Please return exactly the run of lines that begins with the line containing "Reproduce this chart with matplotlib." and ends with the line containing "The picture is", pictures excluded.
-- START OF Material for this exercise --
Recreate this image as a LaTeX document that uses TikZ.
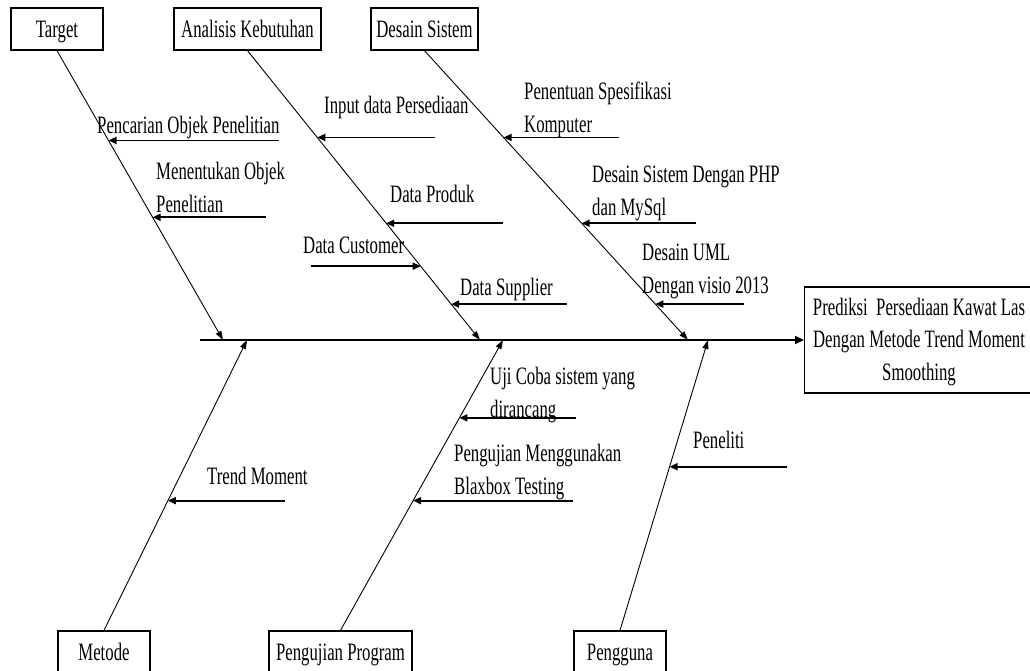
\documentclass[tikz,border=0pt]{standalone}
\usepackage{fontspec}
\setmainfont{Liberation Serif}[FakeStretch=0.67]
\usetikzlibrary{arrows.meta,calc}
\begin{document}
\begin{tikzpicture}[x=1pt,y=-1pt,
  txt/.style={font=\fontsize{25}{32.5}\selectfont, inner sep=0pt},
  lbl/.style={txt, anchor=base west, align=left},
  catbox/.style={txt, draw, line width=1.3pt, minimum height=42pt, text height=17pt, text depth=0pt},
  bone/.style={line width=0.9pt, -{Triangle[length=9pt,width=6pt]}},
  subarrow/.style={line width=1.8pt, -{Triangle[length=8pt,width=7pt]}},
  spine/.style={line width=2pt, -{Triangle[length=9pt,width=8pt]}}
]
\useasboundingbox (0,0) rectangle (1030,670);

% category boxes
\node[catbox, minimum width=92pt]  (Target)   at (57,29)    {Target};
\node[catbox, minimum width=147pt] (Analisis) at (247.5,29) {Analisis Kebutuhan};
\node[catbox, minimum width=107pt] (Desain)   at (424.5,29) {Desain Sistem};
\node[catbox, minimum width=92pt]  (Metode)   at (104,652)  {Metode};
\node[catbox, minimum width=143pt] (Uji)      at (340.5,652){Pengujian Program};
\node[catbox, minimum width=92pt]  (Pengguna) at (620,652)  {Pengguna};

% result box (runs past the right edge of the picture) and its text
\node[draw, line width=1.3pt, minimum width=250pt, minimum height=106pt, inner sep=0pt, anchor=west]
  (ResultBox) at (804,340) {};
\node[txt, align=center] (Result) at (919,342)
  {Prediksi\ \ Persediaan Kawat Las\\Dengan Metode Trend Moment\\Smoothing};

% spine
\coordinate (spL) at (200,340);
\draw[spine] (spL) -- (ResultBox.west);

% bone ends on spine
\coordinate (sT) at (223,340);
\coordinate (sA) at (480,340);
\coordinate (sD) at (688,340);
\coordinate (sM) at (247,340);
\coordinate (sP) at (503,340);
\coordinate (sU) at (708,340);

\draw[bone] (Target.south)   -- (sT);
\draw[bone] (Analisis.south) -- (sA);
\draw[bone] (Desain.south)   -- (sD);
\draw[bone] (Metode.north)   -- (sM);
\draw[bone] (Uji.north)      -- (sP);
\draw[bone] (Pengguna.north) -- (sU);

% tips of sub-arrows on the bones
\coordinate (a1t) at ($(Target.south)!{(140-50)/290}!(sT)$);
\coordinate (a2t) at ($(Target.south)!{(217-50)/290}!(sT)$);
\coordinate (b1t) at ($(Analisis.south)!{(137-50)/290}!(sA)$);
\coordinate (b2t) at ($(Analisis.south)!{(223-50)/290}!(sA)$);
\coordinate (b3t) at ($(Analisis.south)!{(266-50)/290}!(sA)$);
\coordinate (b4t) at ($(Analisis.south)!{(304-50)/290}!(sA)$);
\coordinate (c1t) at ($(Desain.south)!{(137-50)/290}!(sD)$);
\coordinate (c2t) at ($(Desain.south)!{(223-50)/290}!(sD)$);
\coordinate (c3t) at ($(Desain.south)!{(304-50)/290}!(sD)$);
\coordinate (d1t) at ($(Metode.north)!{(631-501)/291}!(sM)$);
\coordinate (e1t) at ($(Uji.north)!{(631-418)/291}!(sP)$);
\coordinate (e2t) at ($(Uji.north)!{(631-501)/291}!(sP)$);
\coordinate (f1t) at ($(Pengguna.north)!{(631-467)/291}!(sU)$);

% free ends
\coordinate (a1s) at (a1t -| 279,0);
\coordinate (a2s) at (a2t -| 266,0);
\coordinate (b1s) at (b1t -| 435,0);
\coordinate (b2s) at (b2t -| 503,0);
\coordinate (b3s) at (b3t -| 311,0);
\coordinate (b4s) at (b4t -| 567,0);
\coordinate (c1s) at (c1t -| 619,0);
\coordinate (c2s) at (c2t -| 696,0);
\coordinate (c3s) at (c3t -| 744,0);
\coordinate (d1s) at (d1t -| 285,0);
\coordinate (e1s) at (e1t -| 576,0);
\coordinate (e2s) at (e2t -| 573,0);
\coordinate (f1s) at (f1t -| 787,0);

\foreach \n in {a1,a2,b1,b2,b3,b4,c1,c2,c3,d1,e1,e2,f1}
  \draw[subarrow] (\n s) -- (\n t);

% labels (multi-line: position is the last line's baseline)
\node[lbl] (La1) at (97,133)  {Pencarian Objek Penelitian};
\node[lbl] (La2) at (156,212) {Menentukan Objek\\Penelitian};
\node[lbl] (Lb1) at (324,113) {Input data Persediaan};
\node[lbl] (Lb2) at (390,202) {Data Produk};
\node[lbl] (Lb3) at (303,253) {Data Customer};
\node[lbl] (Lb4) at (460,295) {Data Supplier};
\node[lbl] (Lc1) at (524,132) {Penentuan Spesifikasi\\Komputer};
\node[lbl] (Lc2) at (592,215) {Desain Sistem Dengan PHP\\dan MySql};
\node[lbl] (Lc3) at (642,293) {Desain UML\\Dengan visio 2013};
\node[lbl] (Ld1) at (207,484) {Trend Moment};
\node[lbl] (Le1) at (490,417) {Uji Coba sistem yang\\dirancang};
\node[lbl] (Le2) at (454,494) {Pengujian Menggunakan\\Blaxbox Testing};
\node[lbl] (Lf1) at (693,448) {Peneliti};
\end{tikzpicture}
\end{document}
-- END OF Material for this exercise --
-- START OF Material for this exercise --
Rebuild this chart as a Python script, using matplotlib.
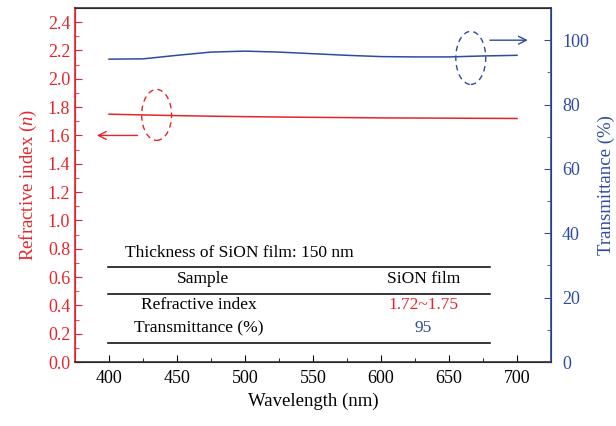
-- END OF Material for this exercise --
-- START OF Material for this exercise --
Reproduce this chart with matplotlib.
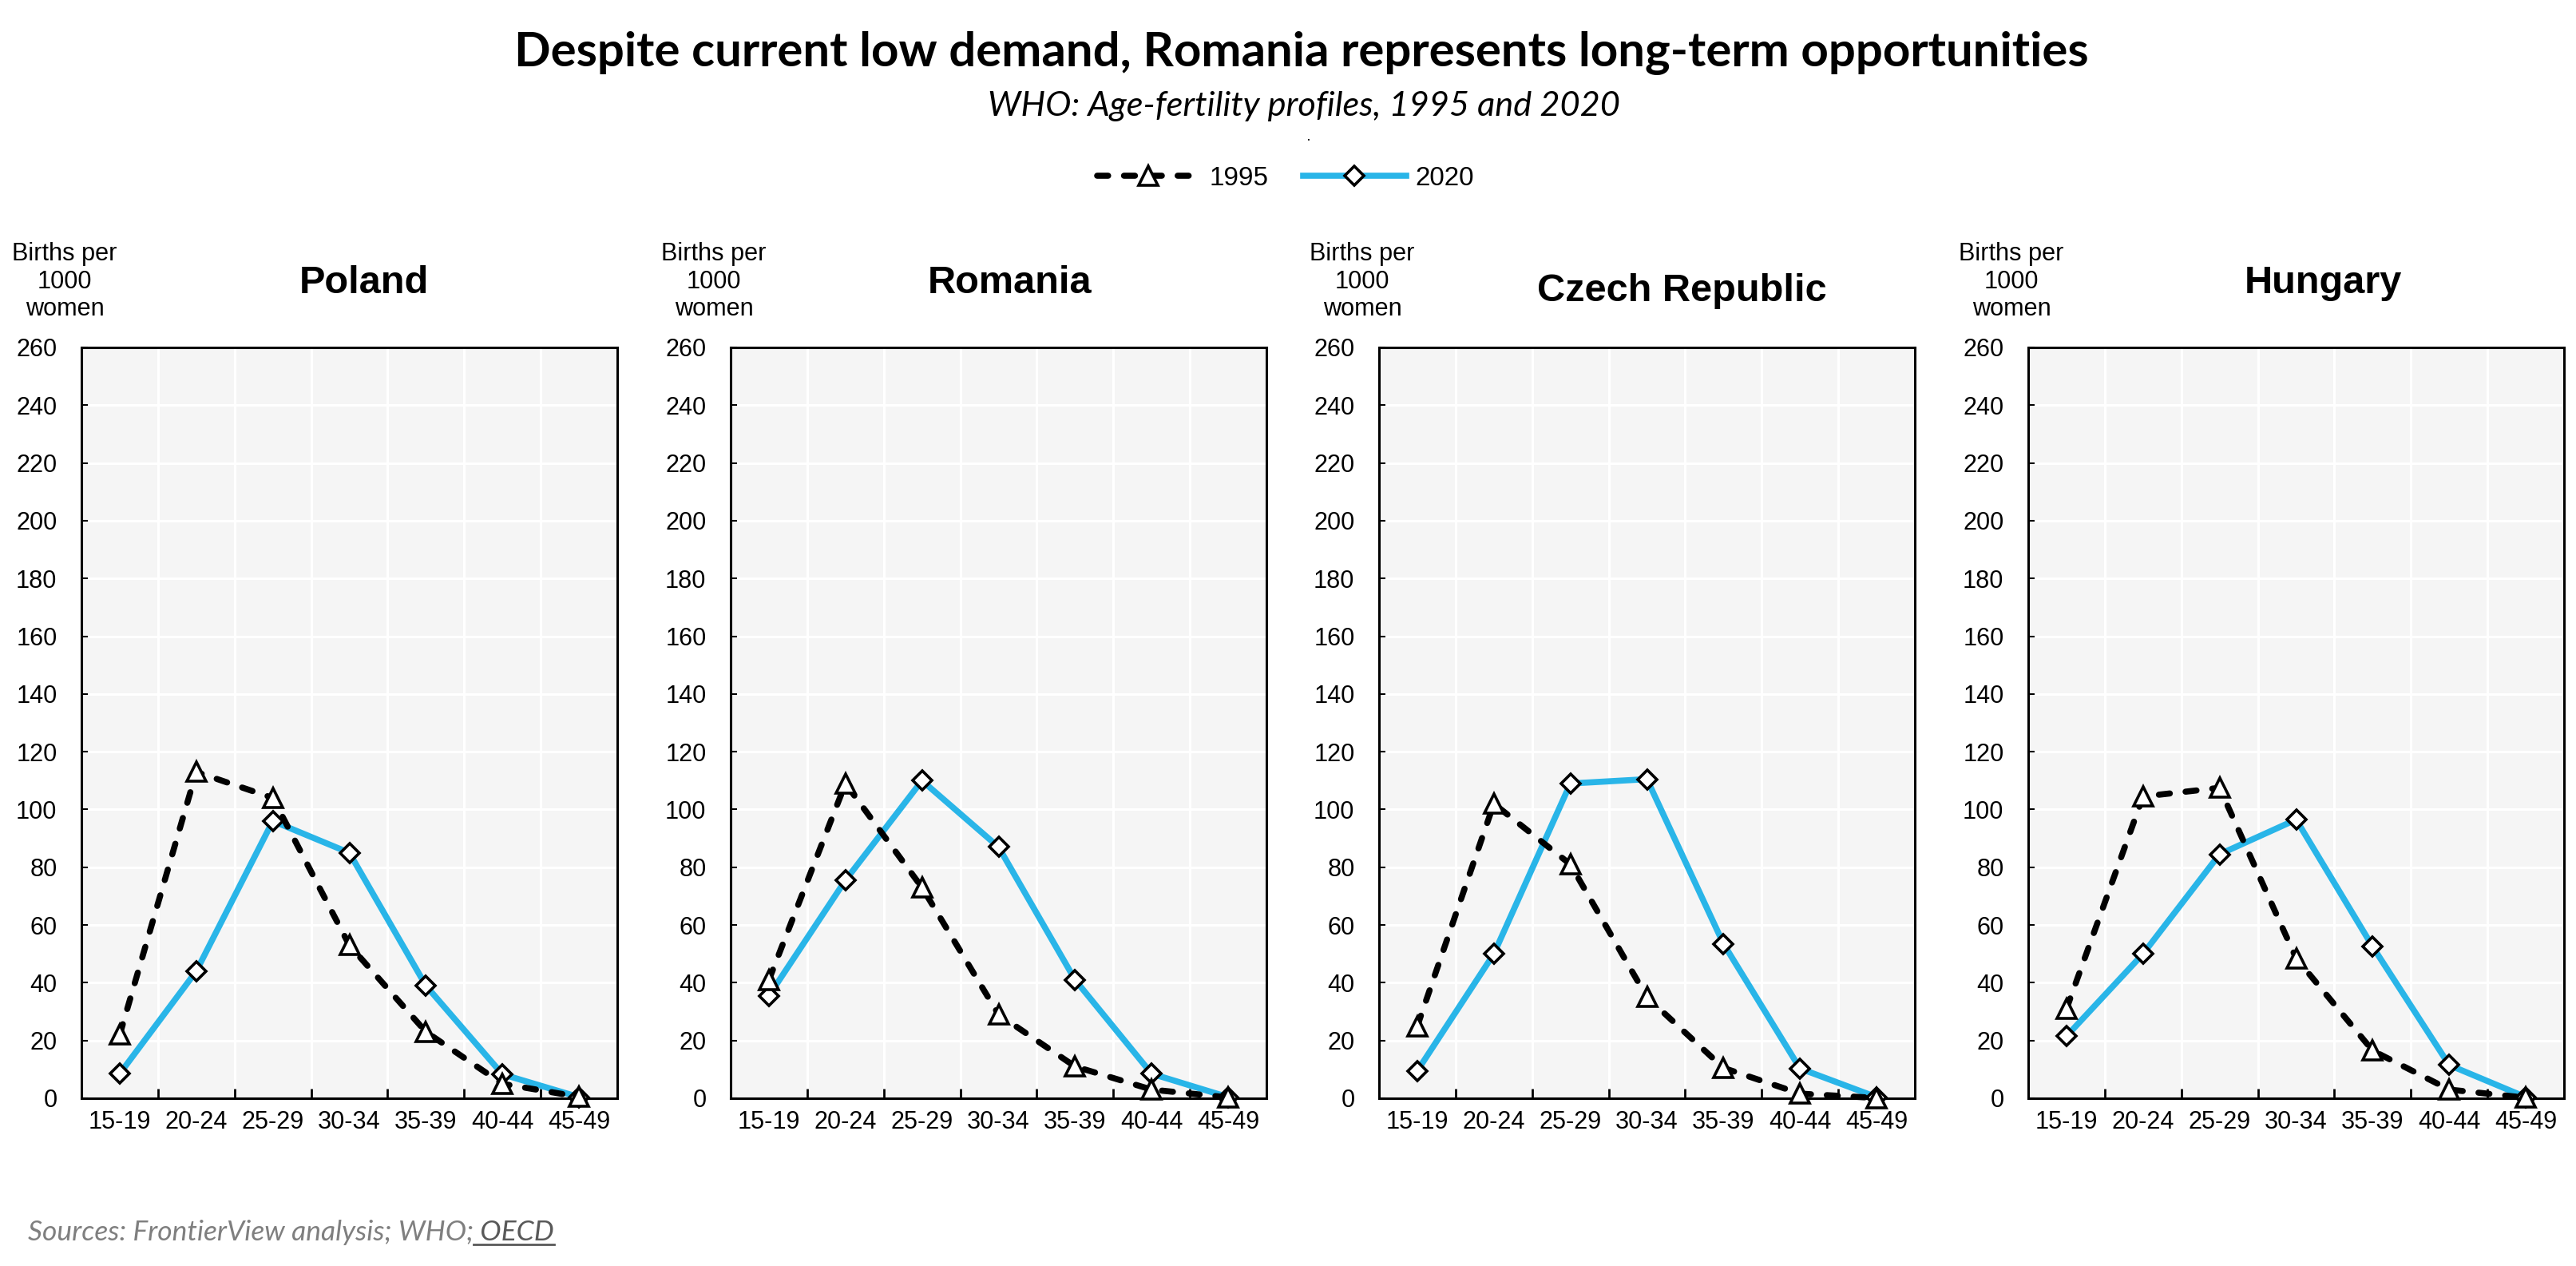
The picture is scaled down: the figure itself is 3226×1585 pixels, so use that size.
-- END OF Material for this exercise --
:: The reply ::
Reproduce this chart with matplotlib.
The picture is scaled down: the figure itself is 3226×1585 pixels, so use that size.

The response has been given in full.